Al-Kindi began his education at either Kufah or Basra, and completed it at Baghdad the centers of culture of his day.
Both Kufah and Basra were places of intense and original intellectual activity by the tome of Al-Kindi’s birth; this activity centered on a number of disciplines indigenous to Islamic culture such as Arabic grammar, the explication of the Qur'an and the principles of law, all of which would have important consequences for philosophy.
He studied Fiqh and the new born discipline called, kalam, but it seems that he was more interested in science and philosophy, to which he unsecrated the rest of his life, especially after he went to Baghdad.
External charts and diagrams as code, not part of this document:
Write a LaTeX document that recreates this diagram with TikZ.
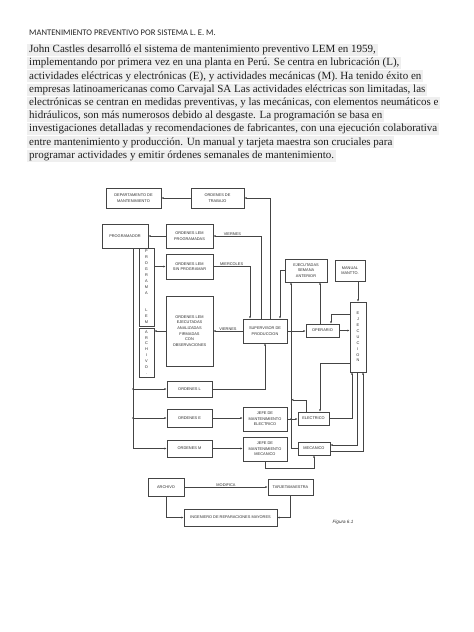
\documentclass[tikz,border=0pt]{standalone}
\usepackage{fontspec}
\setmainfont{Liberation Serif}
\newfontfamily\figfont{Liberation Sans}
\newfontfamily\headfont{Carlito}
\usetikzlibrary{arrows.meta,positioning,calc}
\definecolor{ink}{HTML}{2E2E2E}
\definecolor{wire}{HTML}{444444}
\definecolor{hilite}{HTML}{EFEFEF}
\tikzset{
  >={Latex[length=2.3pt,width=1.9pt]},
  box/.style={draw=wire,line width=0.5pt,fill=white,align=center,inner sep=0pt,text=ink,font=\figfont\fontsize{3.9}{5.6}\selectfont},
  vbox/.style={box,font=\figfont\fontsize{3.9}{5.9}\selectfont},
  sz/.style 2 args={minimum width=#1pt,minimum height=#2pt},
  arrow/.style={->,draw=wire,line width=0.5pt},
  link/.style={draw=wire,line width=0.5pt},
  tag/.style={font=\figfont\fontsize{3.9}{4.5}\selectfont,text=ink,inner sep=0.5pt},
  dot/.style={circle,fill=wire,inner sep=0pt,minimum size=1.6pt},
  para/.style={anchor=west,fill=hilite,inner xsep=2pt,inner ysep=0.5pt,text height=8.1pt,text depth=2.9pt,text=black!88,font=\fontsize{11}{13}\selectfont},
}

\begin{document}
\begin{tikzpicture}[x=1pt,y=-1pt]
  \fill[white] (0,0) rectangle (474,632);
  \useasboundingbox (0,0) rectangle (474,632);

  % Heading and text
  \node[anchor=base west,inner sep=0pt,text=black!85,font=\headfont\fontsize{8.6}{9}\selectfont] (title) at (29,35) {MANTENIMIENTO PREVENTIVO POR SISTEMA L. E. M.};
  \node[para] (l1) at (27,50.0) {John Castles desarrolló el sistema de mantenimiento preventivo LEM en 1959,};
  \node[para] (l2) at (27,63.2) {implementando por primera vez en una planta en Perú. Se centra en lubricación (L),};
  \node[para] (l3) at (27,76.4) {actividades eléctricas y electrónicas (E), y actividades mecánicas (M). Ha tenido éxito en};
  \node[para] (l4) at (27,89.6) {empresas latinoamericanas como Carvajal SA Las actividades eléctricas son limitadas, las};
  \node[para] (l5) at (27,102.8) {electrónicas se centran en medidas preventivas, y las mecánicas, con elementos neumáticos e};
  \node[para] (l6) at (27,116.0) {hidráulicos, son más numerosos debido al desgaste. La programación se basa en};
  \node[para] (l7) at (27,129.2) {investigaciones detalladas y recomendaciones de fabricantes, con una ejecución colaborativa};
  \node[para] (l8) at (27,142.4) {entre mantenimiento y producción. Un manual y tarjeta maestra son cruciales para};
  \node[para] (l9) at (27,155.6) {programar actividades y emitir órdenes semanales de mantenimiento.};

  % Programming side
  \node[box,sz={55}{20}] (dept) at (133.5,198) {DEPARTAMENTO DE\\MANTENIMIENTO};
  \node[box,sz={53}{20}] (ordtrab) at (217.5,198) {ORDENES DE\\TRABAJO};
  \node[box,sz={46}{24}] (prog) at (125,236) {PROGRAMADOR};
  \node[box,sz={47}{24}] (lemprog) at (189.5,236) {ORDENES LEM\\PROGRAMADAS};
  \node[box,sz={47}{25}] (lemsin) at (189.5,266.5) {ORDENES LEM\\SIN PROGRAMAR};
  \node[box,sz={47}{70}] (lemejec) at (189.5,331) {ORDENES LEM\\EJECUTADAS\\ANALIZADAS\\FIRMADAS\\CON\\OBSERVACIONES};
  \node[vbox,sz={15}{78}] (lembar) at (146.5,287) {P\\R\\O\\G\\R\\A\\M\\A\\~\\~\\L\\E\\M};
  \node[vbox,sz={15}{49}] (archbar) at (146.5,352.5) {A\\R\\C\\H\\I\\V\\O\\.};
  \node[box,sz={45}{16}] (ordL) at (189.5,389) {ORDENES L};
  \node[box,sz={45}{18}] (ordE) at (189.5,418) {ORDENES E};
  \node[box,sz={45}{17}] (ordM) at (189.5,448.5) {ORDENES M};

  % Execution side
  \node[box,sz={44}{24}] (super) at (265,331) {SUPERVISOR DE\\PRODUCCION};
  \node[box,sz={42}{23}] (ejsem) at (306,270.5) {EJECUTADAS\\SEMANA\\ANTERIOR};
  \node[box,sz={30}{21}] (manual) at (350,270.5) {MANUAL\\MANTTO.};
  \node[vbox,sz={16}{70}] (ejec) at (358,337) {E\\J\\E\\C\\U\\C\\I\\O\\N};
  \node[box,sz={33}{13}] (operario) at (322.5,330.5) {OPERARIO};
  \node[box,sz={44}{24}] (jefeE) at (265,419) {JEFE DE\\MANTENIMIENTO\\ELECTRICO};
  \node[box,sz={44}{24}] (jefeM) at (265,449) {JEFE DE\\MANTENIMIENTO\\MECANICO};
  \node[box,sz={31}{13}] (elec) at (313.5,418.5) {ELECTRICO};
  \node[box,sz={32}{13}] (mec) at (314,448.5) {MECANICO};

  % Master card
  \node[box,sz={36}{18}] (archivo) at (166,487) {ARCHIVO};
  \node[box,sz={45}{16}] (tarjeta) at (290.5,487) {TARJETAMAESTRA};
  \node[box,sz={93}{17}] (ingen) at (230.5,517.5) {INGENIERO DE REPARACIONES MAYORES};
  \node[font=\figfont\itshape\fontsize{4.6}{5}\selectfont,text=ink] (fig) at (343,522) {Figura 6.1};

  \coordinate (trunk) at ([xshift=8pt]prog.south);
  \coordinate (vt) at ([xshift=-15pt]ejsem.south);

  % Connectors, top
  \draw[arrow] (ordtrab.west) -- (dept.east);
  \draw[arrow] ([xshift=5pt]super.north) |- (ordtrab.east);
  \draw[arrow] ([xshift=-4pt]super.north) |- node[tag,pos=0.8,above]{VIERNES} (lemprog.east);
  \draw[arrow] (lemsin.east) -| node[tag,pos=0.25,above]{MIERCOLES} ([xshift=-15pt]super.north);
  \draw[arrow] (ejsem.west) -| ([xshift=15pt]super.north);
  \draw[arrow] (lemprog.west) -- (prog.east);
  \draw[arrow] (lembar.east |- lemsin.west) -- (lemsin.west);
  \draw[arrow] (lemejec.west) -- (lemejec.west -| archbar.east);
  \draw[arrow] (super.west) -- node[tag,above]{VIERNES} (lemejec.east);

  % Connectors, orders
  \draw[arrow] (trunk) |- (ordM.west);
  \draw[arrow] (trunk |- ordL.west) -- (ordL.west);
  \draw[arrow] (trunk |- ordE.west) -- (ordE.west);
  \node[dot] (dL) at (trunk |- ordL.west) {};
  \node[dot] (dE) at (trunk |- ordE.west) {};
  \draw[arrow] (ordL.east) -| (super.south);
  \draw[arrow] (ordE.east) -- (ordE.east -| jefeE.west);
  \draw[arrow] (ordM.east) -- (ordM.east -| jefeM.west);

  % Connectors, execution
  \draw[arrow] (super.east) -- (super.east -| operario.west);
  \draw[arrow] ([xshift=-2.5pt]operario.north) -- ([xshift=-2.5pt]operario.north |- ejsem.south);
  \draw[arrow] ([yshift=23pt]ejec.west) -| ([xshift=8.5pt]operario.north);
  \draw[arrow] (operario.east) -- (operario.east -| ejec.west);
  \draw[arrow] (manual.south -| ejec.north) -- (ejec.north);
  \draw[arrow] (mec.west) -| (vt);
  \draw[arrow] ([xshift=-7.5pt]elec.north) |- ($(elec.north -| vt)+(0,-12)$);
  \draw[arrow] (jefeE.east) -- (jefeE.east -| elec.west);
  \node[dot] (dV) at (vt |- jefeE.east) {};
  \draw[arrow] (jefeM.south) -- ++(0,7) -| (mec.south);
  \draw[arrow] ([yshift=-26pt]ejec.west) -| ([xshift=6.5pt]elec.north);
  \draw[arrow] (elec.east) -| ([xshift=-6pt]ejec.south);
  \draw[arrow] ([xshift=-1pt]ejec.south) |- ([yshift=3.5pt]mec.east);
  \draw[arrow] ([yshift=-2.5pt]mec.east) -| ([xshift=5pt]ejec.south);

  % Connectors, master card
  \draw[arrow] (archivo.east) -- node[tag,above]{MODIFICA} (tarjeta.west);
  \draw[arrow] (archivo.south) |- (ingen.west);
  \draw[arrow] (tarjeta.south) |- (ingen.east);
\end{tikzpicture}
\end{document}
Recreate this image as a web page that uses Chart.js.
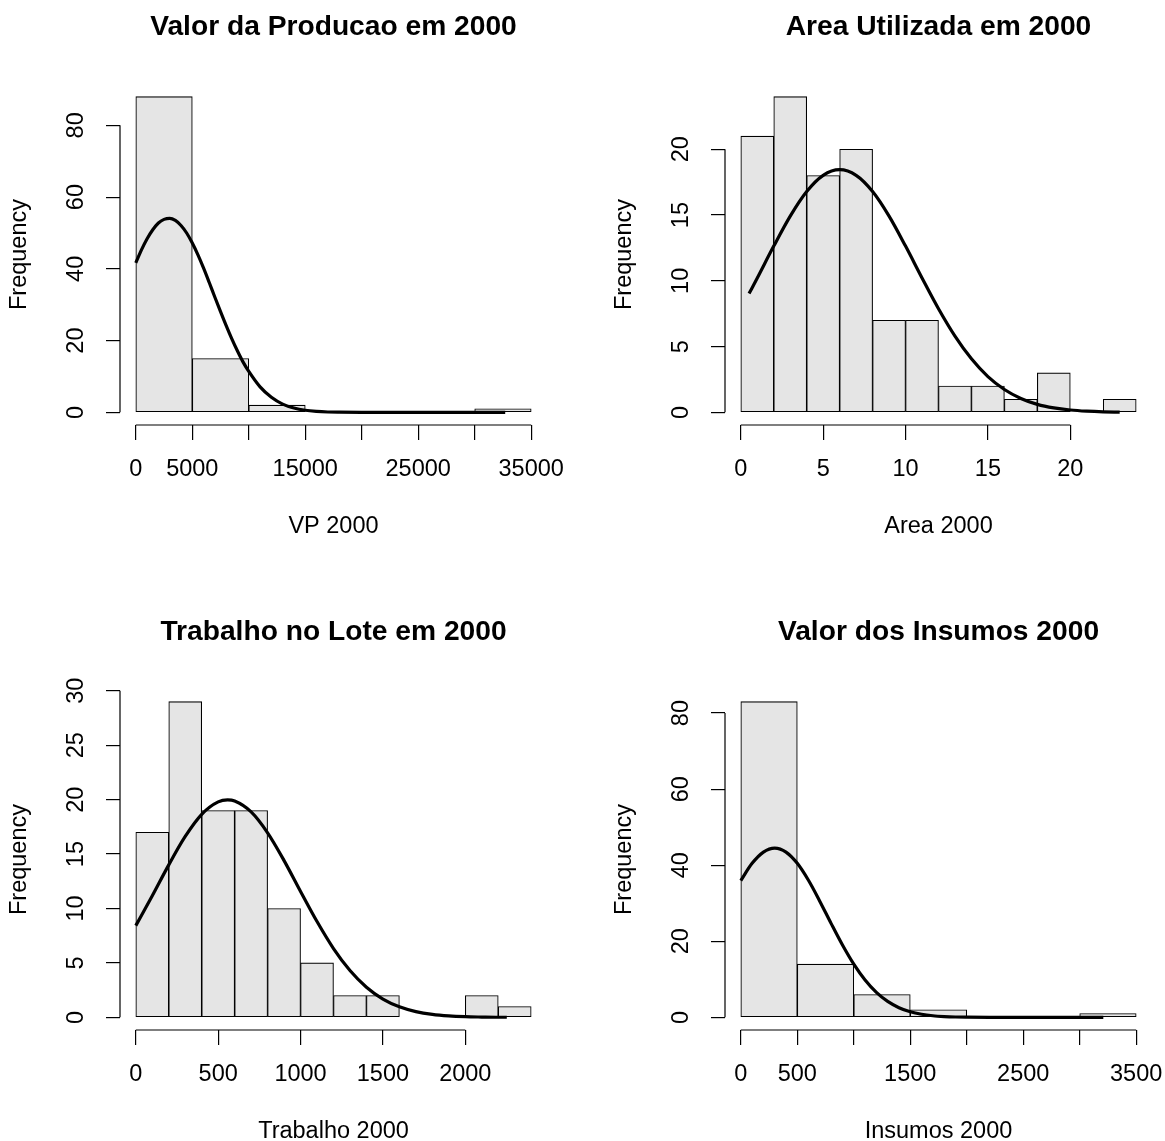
<!DOCTYPE html>
<html lang="pt">
<head>
<meta charset="utf-8">
<title>Histogramas 2000</title>
<script src="https://cdn.jsdelivr.net/npm/chart.js@4.4.1/dist/chart.umd.min.js"></script>
<style>
  html, body { margin: 0; padding: 0; background: #fff; }
  body { position: relative; width: 1165px; height: 1141px; overflow: hidden; }
  canvas { position: absolute; }
</style>
</head>
<body>
<canvas id="vp-chart" width="605" height="605" style="left:0;top:0"></canvas>
<canvas id="area-chart" width="605" height="605" style="left:605px;top:0"></canvas>
<canvas id="trab-chart" width="605" height="605" style="left:0;top:605px"></canvas>
<canvas id="ins-chart" width="605" height="605" style="left:605px;top:605px"></canvas>
<script>
// 直方图: 分组边界与频数
const vpBreaks = [0, 5000, 10000, 15000, 20000, 25000, 30000, 35000];
const vpCounts = [88, 15, 2, 0, 0, 0, 1];
const areaBreaks = [0, 2, 4, 6, 8, 10, 12, 14, 16, 18, 20, 22, 24];
const areaCounts = [21, 24, 18, 20, 7, 7, 2, 2, 1, 3, 0, 1];
const trabBreaks = [0, 200, 400, 600, 800, 1000, 1200, 1400, 1600, 1800, 2000, 2200, 2400];
const trabCounts = [17, 29, 19, 19, 10, 5, 2, 2, 0, 0, 2, 1];
const insBreaks = [0, 500, 1000, 1500, 2000, 2500, 3000, 3500];
const insCounts = [83, 14, 6, 2, 0, 0, 1];

// 正态曲线
const vpCurveX = [0, 500, 1000, 1500, 2000, 2500, 3000, 3500, 4000, 4500, 5000, 5500, 6000, 6500, 7000, 7500, 8000, 8500, 9000, 9500, 10000, 11000, 12000, 13000, 14000, 15000, 16000, 17000, 18000, 20000, 24000, 28000, 32700];
const vpCurveY = [41.7, 45.3, 48.4, 50.9, 52.8, 53.8, 54.1, 53.5, 52.1, 50.0, 47.2, 43.9, 40.2, 36.2, 32.1, 28.1, 24.2, 20.5, 17.1, 14.0, 11.4, 7.1, 4.2, 2.3, 1.2, 0.58, 0.27, 0.11, 0.05, 0.01, 0, 0, 0];
const areaCurveX = [0.5, 1, 2, 3, 4, 5, 6, 7, 8, 9, 10, 11, 12, 13, 14, 15, 16, 17, 18, 19, 20, 21, 22, 23];
const areaCurveY = [9.03, 10.22, 12.64, 14.92, 16.79, 18.02, 18.45, 18.02, 16.79, 14.92, 12.64, 10.22, 7.88, 5.80, 4.07, 2.72, 1.74, 1.06, 0.61, 0.34, 0.18, 0.09, 0.04, 0.02];
const trabCurveX = [0, 100, 200, 300, 400, 500, 557, 600, 700, 800, 900, 1000, 1100, 1200, 1300, 1400, 1500, 1600, 1700, 1800, 1900, 2000, 2100, 2200, 2252];
const trabCurveY = [8.43, 11.17, 14.01, 16.62, 18.65, 19.79, 19.97, 19.87, 18.87, 16.95, 14.40, 11.57, 8.80, 6.32, 4.30, 2.77, 1.68, 0.97, 0.53, 0.27, 0.13, 0.06, 0.03, 0.01, 0.01];
const insCurveX = [0, 100, 200, 300, 400, 500, 600, 700, 800, 900, 1000, 1100, 1200, 1300, 1400, 1500, 1600, 1700, 1800, 1900, 2000, 2200, 2500, 3209];
const insCurveY = [35.97, 40.49, 43.46, 44.5, 43.46, 40.49, 35.97, 30.49, 24.65, 19.01, 13.98, 9.81, 6.56, 4.19, 2.55, 1.48, 0.82, 0.43, 0.22, 0.10, 0.05, 0.01, 0, 0];

// 坐标轴刻度与标签
const vpXTicks = [0, 5000, 10000, 15000, 20000, 25000, 30000, 35000];
const vpXLabels = ['0', '5000', '', '15000', '', '25000', '', '35000'];
const vpYTicks = [0, 20, 40, 60, 80];
const areaXTicks = [0, 5, 10, 15, 20];
const areaXLabels = ['0', '5', '10', '15', '20'];
const areaYTicks = [0, 5, 10, 15, 20];
const trabXTicks = [0, 500, 1000, 1500, 2000];
const trabXLabels = ['0', '500', '1000', '1500', '2000'];
const trabYTicks = [0, 5, 10, 15, 20, 25, 30];
const insXTicks = [0, 500, 1000, 1500, 2000, 2500, 3000, 3500];
const insXLabels = ['0', '500', '', '1500', '', '2500', '', '3500'];
const insYTicks = [0, 20, 40, 60, 80];

const baseFont = 23.5;
const titleFont = 28.2;

Chart.defaults.font.family = '"Liberation Sans", Arial, Helvetica, sans-serif';
Chart.defaults.color = '#000';

// 画 R 风格的坐标轴线 (只到首尾刻度)
const axisLinePlugin = {
    id: 'axisLines',
    afterDraw(chart) {
        const { ctx, chartArea, scales } = chart;
        const xt = scales.x.ticks;
        const yt = scales.y.ticks;
        ctx.save();
        ctx.strokeStyle = '#000';
        ctx.lineWidth = 1.2;
        ctx.beginPath();
        ctx.moveTo(scales.x.getPixelForValue(xt[0].value), chartArea.bottom);
        ctx.lineTo(scales.x.getPixelForValue(xt[xt.length - 1].value), chartArea.bottom);
        ctx.moveTo(chartArea.left, scales.y.getPixelForValue(yt[0].value));
        ctx.lineTo(chartArea.left, scales.y.getPixelForValue(yt[yt.length - 1].value));
        ctx.stroke();
        ctx.restore();
    }
};

function makeHistogram(canvasId, title, xTitle, breaks, counts, curveX, curveY, xTicks, xLabels, yTicks) {
    const bars = counts.map((c, i) => ({ x: (breaks[i] + breaks[i + 1]) / 2, y: c }));
    const curve = curveX.map((x, i) => ({ x: x, y: curveY[i] }));
    const lo = breaks[0];
    const hi = breaks[breaks.length - 1];
    const ymax = Math.max(...counts);
    const ctx = document.getElementById(canvasId).getContext('2d');

    return new Chart(ctx, {
        type: 'bar',
        data: {
            datasets: [{
                type: 'line',
                data: curve,
                borderColor: '#000',
                borderWidth: 3.2,
                pointRadius: 0,
                fill: false,
                cubicInterpolationMode: 'monotone',
                order: 1
            }, {
                type: 'bar',
                data: bars,
                backgroundColor: '#e5e5e5',
                borderColor: '#000',
                borderWidth: 1.1,
                borderSkipped: false,
                barPercentage: 1,
                categoryPercentage: 1,
                order: 2
            }]
        },
        options: {
            responsive: false,
            animation: false,
            events: [],
            layout: { padding: { left: 0, right: 58, top: 0, bottom: 60 } },
            plugins: {
                legend: { display: false },
                tooltip: { enabled: false },
                title: {
                    display: true,
                    text: title,
                    fullSize: false,
                    color: '#000',
                    font: { size: titleFont, weight: 'bold' },
                    padding: { top: 10, bottom: 40.2 }
                }
            },
            scales: {
                x: {
                    type: 'linear',
                    position: 'bottom',
                    min: lo - 0.04 * (hi - lo),
                    max: hi + 0.04 * (hi - lo),
                    offset: false,
                    afterBuildTicks: s => { s.ticks = xTicks.map(v => ({ value: v })); },
                    afterFit: s => { s.height = 120; s.paddingLeft = 0; s.paddingRight = 0; },
                    border: { display: false },
                    grid: { offset: false, drawOnChartArea: false, tickLength: 15, color: '#000', lineWidth: 1.2 },
                    ticks: {
                        autoSkip: false,
                        minRotation: 0,
                        maxRotation: 0,
                        padding: 15.6,
                        font: { size: baseFont },
                        callback: (v, i) => xLabels[i]
                    },
                    title: { display: true, text: xTitle, font: { size: baseFont }, padding: { top: 0, bottom: 3.9 } }
                },
                y: {
                    type: 'linear',
                    position: 'left',
                    min: -0.04 * ymax,
                    max: 1.04 * ymax,
                    afterBuildTicks: s => { s.ticks = yTicks.map(v => ({ value: v })); },
                    afterFit: s => { s.width = 120; s.paddingTop = 0; s.paddingBottom = 0; },
                    border: { display: false },
                    grid: { drawOnChartArea: false, tickLength: 14, color: '#000', lineWidth: 1.2 },
                    ticks: {
                        autoSkip: false,
                        minRotation: 90,
                        maxRotation: 90,
                        crossAlign: 'center',
                        padding: 16,
                        font: { size: baseFont },
                        callback: v => String(v)
                    },
                    title: { display: true, text: 'Frequency', font: { size: baseFont }, padding: { top: 5.4, bottom: 0 } }
                }
            }
        },
        plugins: [axisLinePlugin]
    });
}

makeHistogram('vp-chart', 'Valor da Producao em 2000', 'VP 2000',
    vpBreaks, vpCounts, vpCurveX, vpCurveY, vpXTicks, vpXLabels, vpYTicks);
makeHistogram('area-chart', 'Area Utilizada em 2000', 'Area 2000',
    areaBreaks, areaCounts, areaCurveX, areaCurveY, areaXTicks, areaXLabels, areaYTicks);
makeHistogram('trab-chart', 'Trabalho no Lote em 2000', 'Trabalho 2000',
    trabBreaks, trabCounts, trabCurveX, trabCurveY, trabXTicks, trabXLabels, trabYTicks);
makeHistogram('ins-chart', 'Valor dos Insumos 2000', 'Insumos 2000',
    insBreaks, insCounts, insCurveX, insCurveY, insXTicks, insXLabels, insYTicks);
</script>
</body>
</html>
Al-Kindi learnt Greek, but certainly he mastered the syriac language from which he translated several works.
He became well known in the Abbasid capital as a scholar and physician, enjoyed the patronage of the caliphs al Ma’mun and al-Mu’tasim and was appointed tutor of the latter’s son Ahmad.
Al-Kindi wrote hundred of papers on Greek philosophy, science, ethics, cosmology, metaphysics and what is known today as psychology, from an Islamic perspective.
He is a major contributor to the introduction of Greek philosophy to the Muslim World, although he was not afraid to contradict the Greek thinkers if he believed it conflicted with Islamic teachings.
Al-Kindi died on 873 in Baghdad, Iraq.